In our foreign functions we largely want to stick to – or at least start with – C types and unsafe pointers. Rust has a comprehensive set of bindings to C in core::libc and when interfacing to foreign code you’ll often employ types like c_char, c_int, size_t, uintptr_t. It’s possible to pass Rust types like &[u8] through foreign functions but it can by tricky, requires understanding the type’s representation and how it will be treated by the foreign calling convention. I usually avoid it.

For simplicity, we’ll use the same data buffer for both input and output, so we’ve declared the data pointer mutable, *mut u8, to indicate we’ll be writing to it. Dealing with mutability qualifiers across the language boundary can get imprecise since C has very weak notions about immutability, but you should generally try to make unsafe pointers have the proper mutability from Rust’s point of view and avoid casting them around.

OK, so we’ve decided on the proper function signature to present to foreign code. Now we’ve got to adapt this signature consisting of foreign and unsafe types to call the Rust-typed blur function. We’re entering the realm of unsafe code and while Rust has lots of potential for writing low-level code, the libraries for such are not exactly cohesive nor complete. You’ll want to get familiar with the core::vec::raw, core::str::raw and core::ptr modules when doing this sort of interop, but you may find that utility functions you really, really want don’t actually exist yet. The code in these modules tends to be added as needed, and I even had to make changes to core to make this project work nicely. I hope we can clean up a lot of this before Rust 1.0.

So many digressions. Anyway, here’s how to write the adapter:

pub extern fn blur(width: c_uint, height: c_uint, data: *mut u8) {
    let width = width as uint;
    let height = height as uint;
    unsafe {
        do vec::raw::mut_buf_as_slice(data, width * height) |data| {
            let out_data = blur_rust(width, height, data);
            vec::raw::copy_memory(data, out_data, width * height);
        }
    }
}

mut_buf_as_slice takes a *mut T and temporarily casts it as an &mut [T]. Almost any time I’m dealing with an unsafe pointer to a buffer the first thing I want to do is convert it to a Rust slice. Once we’ve got a slice of our buffer we’ve got all the types needed to call the Rust blur function, which returns a new ~[u8] of the modified image. Finally copy_memory does a simple blit from the new buffer back to the slice of the input/output buffer argument. copy_memory is just a memmove equivalent and is only safe because we’re dealing with a buffer of POD (plain-old-data) types.
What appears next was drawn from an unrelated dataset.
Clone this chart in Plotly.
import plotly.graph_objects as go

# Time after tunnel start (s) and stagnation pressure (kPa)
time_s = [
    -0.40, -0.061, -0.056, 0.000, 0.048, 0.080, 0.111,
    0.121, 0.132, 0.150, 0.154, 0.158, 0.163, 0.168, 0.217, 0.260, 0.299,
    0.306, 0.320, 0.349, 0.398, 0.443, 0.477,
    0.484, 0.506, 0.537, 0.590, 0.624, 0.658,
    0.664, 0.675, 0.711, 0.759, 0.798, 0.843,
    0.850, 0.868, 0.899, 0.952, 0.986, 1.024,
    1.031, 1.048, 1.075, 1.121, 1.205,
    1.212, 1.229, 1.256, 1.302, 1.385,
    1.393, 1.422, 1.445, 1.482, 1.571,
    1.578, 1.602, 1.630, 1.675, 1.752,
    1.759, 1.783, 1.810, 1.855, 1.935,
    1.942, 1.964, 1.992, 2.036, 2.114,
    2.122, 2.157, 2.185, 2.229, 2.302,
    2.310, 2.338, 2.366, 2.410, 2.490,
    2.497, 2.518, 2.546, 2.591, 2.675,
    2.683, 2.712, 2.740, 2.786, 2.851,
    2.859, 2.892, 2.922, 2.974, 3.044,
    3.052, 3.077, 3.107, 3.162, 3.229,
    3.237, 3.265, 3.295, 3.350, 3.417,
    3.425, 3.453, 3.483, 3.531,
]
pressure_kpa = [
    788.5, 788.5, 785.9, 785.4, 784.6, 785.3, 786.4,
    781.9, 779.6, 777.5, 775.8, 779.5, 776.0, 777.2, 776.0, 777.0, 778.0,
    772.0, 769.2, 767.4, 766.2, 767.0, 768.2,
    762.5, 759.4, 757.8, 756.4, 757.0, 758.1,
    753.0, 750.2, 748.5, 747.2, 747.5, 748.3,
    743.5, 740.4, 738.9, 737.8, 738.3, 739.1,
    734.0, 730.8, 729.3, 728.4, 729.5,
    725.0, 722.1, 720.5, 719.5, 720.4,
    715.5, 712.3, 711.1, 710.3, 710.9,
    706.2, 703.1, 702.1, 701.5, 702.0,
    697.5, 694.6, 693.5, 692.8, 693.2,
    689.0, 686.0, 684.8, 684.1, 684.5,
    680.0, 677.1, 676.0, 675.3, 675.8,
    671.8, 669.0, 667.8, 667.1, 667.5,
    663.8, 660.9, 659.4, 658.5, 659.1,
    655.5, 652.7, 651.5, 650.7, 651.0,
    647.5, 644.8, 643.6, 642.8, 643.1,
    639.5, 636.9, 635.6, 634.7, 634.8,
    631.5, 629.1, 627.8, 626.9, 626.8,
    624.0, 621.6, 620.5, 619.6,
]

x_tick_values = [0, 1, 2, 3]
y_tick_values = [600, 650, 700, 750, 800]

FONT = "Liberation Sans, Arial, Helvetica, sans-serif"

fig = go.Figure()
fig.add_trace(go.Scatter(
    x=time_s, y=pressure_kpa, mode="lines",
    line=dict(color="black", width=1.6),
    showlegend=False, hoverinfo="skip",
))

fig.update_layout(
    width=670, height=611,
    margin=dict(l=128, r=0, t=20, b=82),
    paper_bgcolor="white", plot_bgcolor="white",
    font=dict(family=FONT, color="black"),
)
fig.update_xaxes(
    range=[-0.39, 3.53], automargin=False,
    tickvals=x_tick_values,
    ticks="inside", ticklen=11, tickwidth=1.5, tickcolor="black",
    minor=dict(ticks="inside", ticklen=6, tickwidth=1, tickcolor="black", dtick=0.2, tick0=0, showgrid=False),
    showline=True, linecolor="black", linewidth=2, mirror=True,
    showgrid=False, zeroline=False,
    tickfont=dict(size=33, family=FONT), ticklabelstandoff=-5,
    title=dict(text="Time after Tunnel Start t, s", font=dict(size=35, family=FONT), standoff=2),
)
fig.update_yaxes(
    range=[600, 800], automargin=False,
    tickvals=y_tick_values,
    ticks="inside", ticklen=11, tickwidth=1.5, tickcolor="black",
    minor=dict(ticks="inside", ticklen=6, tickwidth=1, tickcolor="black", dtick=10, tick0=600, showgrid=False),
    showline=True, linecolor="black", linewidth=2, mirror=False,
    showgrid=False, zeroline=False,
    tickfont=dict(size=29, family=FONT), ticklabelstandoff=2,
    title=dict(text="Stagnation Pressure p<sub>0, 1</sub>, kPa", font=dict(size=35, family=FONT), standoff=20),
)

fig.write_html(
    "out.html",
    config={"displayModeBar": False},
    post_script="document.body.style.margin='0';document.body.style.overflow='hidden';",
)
If we were to compile this to a Rust library we would still run into one final problem. Symbols output by Rust are mangled to contain their module path as well as versioning information. As written, rustc will produce a library in which the blur symbol is named something inscrutable like _ZN4blur16_f15a16294e229a23_00E. While we could tell our Ruby code to find the function using that name, it will be easier to maintain if we don’t have to deal with the mangling. To prevent mangling we can apply the #[no_mangle] attribute, after which the function’s symbol will simply be called blur.

#[no_mangle]
pub extern fn blur(width: c_uint, height: c_uint, data: *mut u8) {
    ...

Finally we need to call this from Ruby using their FFI. Start by requiring the ffi library and defining a module to represent our Rust blur library.

require 'ffi'

module RustBlur
  extend FFI::Library
  ffi_lib 'libblur-68a2c114141ca-0.0'

  attach_function :blur, :blur, [ :uint, :uint, :pointer ], :void
end

This binds the RustBlur module to our library and defines a method called blur. Note that ffi_lib has to specify the full name of the library, including the version hash. I can imagine it being a hassle to keep that version hash in sync during development.
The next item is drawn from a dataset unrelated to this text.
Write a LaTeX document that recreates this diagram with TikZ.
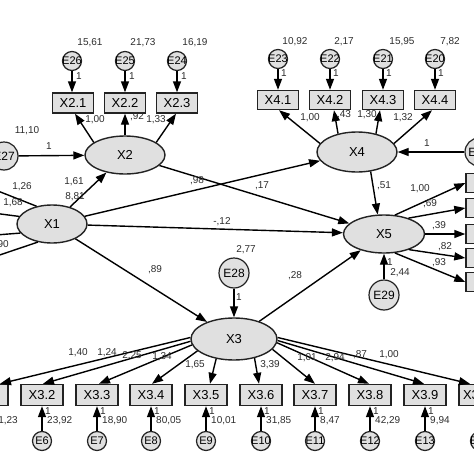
\documentclass[tikz,border=0pt]{standalone}
\usepackage{fontspec}
\setmainfont{Liberation Sans}
\usetikzlibrary{shapes.geometric,arrows.meta}
\definecolor{fillg}{RGB}{224,224,224}
\definecolor{lineg}{RGB}{35,35,35}
\definecolor{txtg}{RGB}{45,45,45}
\begin{document}
\begin{tikzpicture}[x=1pt,y=-1pt,
 lat/.style={ellipse,draw=lineg,line width=1.4pt,fill=fillg,inner sep=0pt,font=\fontsize{13}{15}\selectfont},
 obs/.style={rectangle,draw=lineg,line width=1.4pt,fill=fillg,inner sep=0pt,minimum width=41pt,minimum height=20pt,font=\fontsize{13}{15}\selectfont},
 err/.style={circle,draw=lineg,line width=1.2pt,fill=fillg,inner sep=0pt,minimum size=19pt,font=\fontsize{11}{13}\selectfont},
 errb/.style={err,minimum size=30pt,font=\fontsize{12}{14}\selectfont},
 lab/.style={inner sep=0pt,font=\fontsize{10}{12}\selectfont,text=txtg},
 arr/.style={line width=1.4pt,draw=black,-{Triangle[length=11pt,width=8pt]}},
]
\useasboundingbox (0,0) rectangle (474,474);
\fill[white] (0,0) rectangle (474,474);
\clip (0,0) rectangle (474,474);

% latent variables
\node[lat,minimum width=70pt,minimum height=38pt] (X1) at (52,224) {X1};
\node[lat,minimum width=80pt,minimum height=38pt] (X2) at (125,155) {X2};
\node[lat,minimum width=80pt,minimum height=40pt] (X4) at (357,152) {X4};
\node[lat,minimum width=81pt,minimum height=38pt] (X5) at (384,234) {X5};
\node[lat,minimum width=86pt,minimum height=42pt] (X3) at (234,339) {X3};

% X2 indicators
\node[obs] (X21) at (73,103) {X2.1};
\node[obs] (X22) at (125,103) {X2.2};
\node[obs] (X23) at (177,103) {X2.3};
\node[err] (E26) at (72,61) {\makebox[0pt]{E26}};
\node[err] (E25) at (125,61) {\makebox[0pt]{E25}};
\node[err] (E24) at (177,61) {\makebox[0pt]{E24}};
\draw[arr] (E26) -- (E26 |- X21.north);
\draw[arr] (E25) -- (X22);
\draw[arr] (E24) -- (X23);
\draw[arr] (X2.158) -- ([xshift=2pt]X21.south);
\draw[arr] (X2.90) -- (X22.south);
\draw[arr] (X2.22) -- ([xshift=-1pt]X23.south);

% X4 indicators
\node[obs,minimum height=19pt] (X41) at (278,100) {X4.1};
\node[obs,minimum height=19pt] (X42) at (330,100) {X4.2};
\node[obs,minimum height=19pt] (X43) at (383,100) {X4.3};
\node[obs,minimum height=19pt] (X44) at (435,100) {X4.4};
\node[err] (E23) at (278,59) {\makebox[0pt]{E23}};
\node[err] (E22) at (330,59) {\makebox[0pt]{E22}};
\node[err] (E21) at (383,59) {\makebox[0pt]{E21}};
\node[err] (E20) at (435,59) {\makebox[0pt]{E20}};
\draw[arr] (E23) -- (X41);
\draw[arr] (E22) -- (X42);
\draw[arr] (E21) -- (X43);
\draw[arr] (E20) -- (X44);
\draw[arr] (X4.167) -- ([xshift=1pt]X41.south);
\draw[arr] (X4.136) -- ([xshift=4pt]X42.south);
\draw[arr] (X4.44) -- ([xshift=-3pt]X43.south);
\draw[arr] (X4.13) -- ([xshift=-3pt]X44.south);

% X5 indicators (cut at the right edge, their texts lie outside the picture)
\foreach \i/\y in {1/183,2/208,3/234,4/258,5/282}
  \node[obs,minimum height=19pt,minimum width=42pt] (X5\i) at (487,\y) {};
\draw[arr] (X5.60) -- (X51.west);
\draw[arr] (X5.33) -- (X52.west);
\draw[arr] (X5.0) -- (X53.west);
\draw[arr] (X5.-32) -- (X54.west);
\draw[arr] (X5.-60) -- (X55.west);

% X3 indicators
\node[obs,minimum width=42pt,minimum height=21pt] (X31) at (-13,395) {};
\node[err] (E5) at (-13,441) {};
\draw[arr] (E5) -- (X31);
\foreach \i/\x/\e in {2/42/6,3/97/7,4/151/8,5/206/9,6/261/10,7/315/11,8/370/12,9/425/13,10/480/14}{
  \node[obs,minimum width=42pt,minimum height=21pt] (X3\i) at (\x,395) {X3.\i};
  \node[err] (E\e) at (\x,441) {\makebox[0pt]{E\e}};
  \draw[arr] (E\e) -- (X3\i);
}
\draw[arr] (X3.178) -- ([xshift=13pt]X31.north);
\draw[arr] (X3.183) -- ([xshift=1pt]X32.north);
\draw[arr] (X3.188) -- ([xshift=2pt]X33.north);
\draw[arr] (X3.198) -- ([xshift=1pt]X34.north);
\draw[arr] (X3.228) -- ([xshift=4pt]X35.north);
\draw[arr] (X3.317) -- ([xshift=-2pt]X36.north);
\draw[arr] (X3.345) -- (X37.north);
\draw[arr] (X3.355) -- ([xshift=-1pt]X38.north);
\draw[arr] (X3.358) -- ([xshift=-1pt]X39.north);
\draw[arr] (X3.2) -- ([xshift=-10pt]X310.north);

% X1 indicators (off the left edge)
\coordinate (x11) at (-30,180);
\coordinate (x12) at (-30,210);
\coordinate (x13) at (-30,237);
\coordinate (x14) at (-30,265);
\draw[arr] (X1.131) -- (x11);
\draw[arr] (X1.167) -- (x12);
\draw[arr] (X1.196) -- (x13);
\draw[arr] (X1.232) -- (x14);

% error terms of latents
\node[err,minimum size=28pt,font=\fontsize{12}{14}\selectfont] (E27) at (4,156) {\makebox[0pt]{E27}};
\node[err,minimum size=28pt,font=\fontsize{12}{14}\selectfont] (E19) at (479,152) {\makebox[0pt]{E19}};
\node[errb] (E28) at (234,273) {\makebox[0pt]{E28}};
\node[errb] (E29) at (384,295) {\makebox[0pt]{E29}};

% structural paths
\draw[arr] (E27) -- (X2);
\draw[arr] (E19) -- (X4);
\draw[arr] (X1) -- (X2);
\draw[arr] (X1) -- (X4);
\draw[arr] (X1) -- (X5);
\draw[arr] (X1) -- (X3);
\draw[arr] (X2) -- (X5);
\draw[arr] (X3) -- (X5);
\draw[arr] (X4.-55) -- (X5.108);
\draw[arr] (E28) -- (X3);
\draw[arr] (E29) -- (X5);

% labels
\foreach \p/\t [count=\k] in {
 {90,43}/{15,61},{143,43}/{21,73},{195,43}/{16,19},
 {79,76}/1,{132,76}/1,{184,76}/1,
 {95,120}/{1,00},{137,117}/{,92},{156,120}/{1,33},
 {295,42}/{10,92},{344,42}/{2,17},{402,42}/{15,95},{450,42}/{7,82},
 {284,73}/1,{336,73}/1,{389,73}/1,{441,73}/1,
 {310,118}/{1,00},{344,115}/{,43},{367,115}/{1,30},{403,118}/{1,32},
 {27,131}/{11,10},{49,146}/1,{427,143}/1,
 {22,187}/{1,26},{13,203}/{1,68},
 {74,182}/{1,61},{75,197}/{8,81},
 {197,181}/{,98},{262,186}/{,17},{222,222}/{-,12},{155,270}/{,89},{295,276}/{,28},{384,186}/{,51},
 {246,250}/{2,77},{239,297}/1,{390,262}/1,{400,273}/{2,44},
 {420,189}/{1,00},{430,204}/{,69},{439,226}/{,39},{445,247}/{,82},{439,263}/{,93},
 {78,353}/{1,40},{107,353}/{1,24},{132,356}/{2,25},{162,357}/{1,34},{195,365}/{1,65},
 {270,365}/{3,39},{307,358}/{1,01},{335,358}/{2,94},{360,355}/{,87},{389,355}/{1,00}}
  \node[lab] (L\k) at (\p) {\t};
\node[lab,anchor=east] (L90) at (9,245) {,90};
\node[lab,anchor=east] (B1v) at (18,421) {1,23};
\foreach \x/\v [count=\k] in {42/{23,92},97/{18,90},151/{80,05},206/{10,01},261/{31,85},315/{8,47},370/{42,29},425/{9,94}}{
  \node[lab] (B\k) at (\x+6,411) {1};
  \node[lab,anchor=west] (V\k) at (\x+5,421) {\v};
}
\end{tikzpicture}
\end{document}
Finally, we need a little glue function to convert the Ruby data array to a buffer of C chars. In Ruby you use strings to represent binary data so this involves packing and unpacking to and from a string.

def blur_rust(width, height, data)
  packed_data = data.pack("C*")
  raw_data = FFI::MemoryPointer.from_string(packed_data)
  RustBlur.blur(width, height, raw_data)
  
  raw_data.get_bytes(0, width * height).unpack("C*")
end

That’s it! Now we’ve got all the peices to connect Ruby with Rust. What a lovely combination. As you would hope, the optimized Rust version is more than 20x faster than the Ruby, so that’s promising for people wanting to give their dynamic language codebases a kick with Rust. If you want to build and run the full application, the code is on GitHub. It’s also running on EC2 temporarily.

Now for the caveats.

This is very preliminary and there’s a lot that doesn’t work. When calling Rust code you will not be executing in a Rust task and will not have access to any runtime services that require task-local resources. Currently this means you can’t use the local heap, nor can you spawn or communicate with tasks, nor call fail!() to unwind the stack. I/O doesn’t work because core::io (unfortunately, and incorrectly) uses @-boxes. Even logging does not work. Calling any code that tries to access the task context will cause the process to abort. Because code is not executing in a task, it does not grow the stack, and instead runs on whatever stack the foreign caller was executing on. Recurse too deep and you will scribble on random memory.

Most or all of those limitations will evaporate over time.